2 Corinthians 11:16-12:13
Paul Boasts About His Sufferings
I repeat: Let no one take me for a fool. But if you do, then tolerate me just as you would a fool, so that I may do a little boasting. In this self-confident boasting I am not talking as the Lord would, but as a fool. Since many are boasting in the way the world does, I too will boast. You gladly put up with fools since you are so wise! In fact, you even put up with anyone who enslaves you or exploits you or takes advantage of you or puts on airs or slaps you in the face. To my shame I admit that we were too weak for that!

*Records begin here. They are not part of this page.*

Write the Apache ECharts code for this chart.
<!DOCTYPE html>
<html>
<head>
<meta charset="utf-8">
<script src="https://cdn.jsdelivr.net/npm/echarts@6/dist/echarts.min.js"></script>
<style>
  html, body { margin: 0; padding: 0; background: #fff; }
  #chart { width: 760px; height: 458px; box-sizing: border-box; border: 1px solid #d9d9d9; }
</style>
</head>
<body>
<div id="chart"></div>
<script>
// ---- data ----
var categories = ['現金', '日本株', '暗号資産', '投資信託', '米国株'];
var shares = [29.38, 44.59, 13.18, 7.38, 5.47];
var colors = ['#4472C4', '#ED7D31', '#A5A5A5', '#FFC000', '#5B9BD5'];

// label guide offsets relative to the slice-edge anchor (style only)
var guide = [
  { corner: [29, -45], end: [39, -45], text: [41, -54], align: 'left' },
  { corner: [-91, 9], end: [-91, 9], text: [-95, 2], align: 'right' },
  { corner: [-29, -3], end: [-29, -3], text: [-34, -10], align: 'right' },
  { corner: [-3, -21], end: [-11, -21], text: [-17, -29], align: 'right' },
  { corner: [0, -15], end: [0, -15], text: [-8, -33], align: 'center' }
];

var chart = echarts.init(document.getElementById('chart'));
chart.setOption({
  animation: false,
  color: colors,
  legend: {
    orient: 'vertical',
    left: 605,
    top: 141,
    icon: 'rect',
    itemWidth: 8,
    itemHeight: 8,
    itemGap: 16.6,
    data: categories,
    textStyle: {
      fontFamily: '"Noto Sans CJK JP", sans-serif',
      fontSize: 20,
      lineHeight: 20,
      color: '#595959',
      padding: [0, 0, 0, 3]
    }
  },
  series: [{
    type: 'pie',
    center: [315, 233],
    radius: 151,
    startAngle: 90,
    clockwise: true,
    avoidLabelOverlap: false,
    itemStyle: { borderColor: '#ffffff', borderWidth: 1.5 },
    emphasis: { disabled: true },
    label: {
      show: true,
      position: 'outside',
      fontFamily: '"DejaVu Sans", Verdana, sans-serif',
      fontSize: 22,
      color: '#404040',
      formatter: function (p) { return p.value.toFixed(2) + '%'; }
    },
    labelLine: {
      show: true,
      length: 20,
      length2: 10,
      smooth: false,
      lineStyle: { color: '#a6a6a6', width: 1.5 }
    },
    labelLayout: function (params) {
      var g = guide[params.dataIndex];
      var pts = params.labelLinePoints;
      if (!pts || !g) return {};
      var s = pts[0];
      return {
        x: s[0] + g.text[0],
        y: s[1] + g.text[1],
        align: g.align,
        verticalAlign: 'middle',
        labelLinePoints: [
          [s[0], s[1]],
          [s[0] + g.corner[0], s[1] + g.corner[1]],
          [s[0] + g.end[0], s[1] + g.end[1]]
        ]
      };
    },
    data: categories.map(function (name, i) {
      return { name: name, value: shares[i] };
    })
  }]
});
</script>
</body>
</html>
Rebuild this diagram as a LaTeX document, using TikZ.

Whatever anyone else dares to boast about—I am speaking as a fool—I also dare to boast about. Are they Hebrews? So am I. Are they Israelites? So am I. Are they Abraham’s descendants? So am I. Are they servants of Christ? (I am out of my mind to talk like this.) I am more. I have worked much harder, been in prison more frequently, been flogged more severely, and been exposed to death again and again. Five times I received from the Jews the forty lashes minus one. Three times I was beaten with rods, once I was pelted with stones, three times I was shipwrecked, I spent a night and a day in the open sea, I have been constantly on the move. I have been in danger from rivers, in danger from bandits, in danger from my fellow Jews, in danger from Gentiles; in danger in the city, in danger in the country, in danger at sea; and in danger from false believers. I have labored and toiled and have often gone without sleep; I have known hunger and thirst and have often gone without food; I have been cold and naked. Besides everything else, I face daily the pressure of my concern for all the churches. Who is weak, and I do not feel weak? Who is led into sin, and I do not inwardly burn?
If I must boast, I will boast of the things that show my weakness. The God and Father of the Lord Jesus, who is to be praised forever, knows that I am not lying. In Damascus the governor under King Aretas had the city of the Damascenes guarded in order to arrest me. But I was lowered in a basket from a window in the wall and slipped through his hands.
Paul’s Vision and His Thorn
I must go on boasting. Although there is nothing to be gained, I will go on to visions and revelations from the Lord. I know a man in Christ who fourteen years ago was caught up to the third heaven. Whether it was in the body or out of the body I do not know—God knows. And I know that this man—whether in the body or apart from the body I do not know, but God knows— was caught up to paradise and heard inexpressible things, things that no one is permitted to tell. I will boast about a man like that, but I will not boast about myself, except about my weaknesses. Even if I should choose to boast, I would not be a fool, because I would be speaking the truth. But I refrain, so no one will think more of me than is warranted by what I do or say, or because of these surpassingly great revelations. Therefore, in order to keep me from becoming conceited, I was given a thorn in my flesh, a messenger of Satan, to torment me. Three times I pleaded with the Lord to take it away from me. But he said to me, “My grace is sufficient for you, for my power is made perfect in weakness.” Therefore I will boast all the more gladly about my weaknesses, so that Christ’s power may rest on me. That is why, for Christ’s sake, I delight in weaknesses, in insults, in hardships, in persecutions, in difficulties. For when I am weak, then I am strong.
Paul’s Concern for the Corinthians
I have made a fool of myself, but you drove me to it. I ought to have been commended by you, for I am not in the least inferior to the “super-apostles,”[a] even though I am nothing. I persevered in demonstrating among you the marks of a true apostle, including signs, wonders and miracles. How were you inferior to the other churches, except that I was never a burden to you? Forgive me this wrong!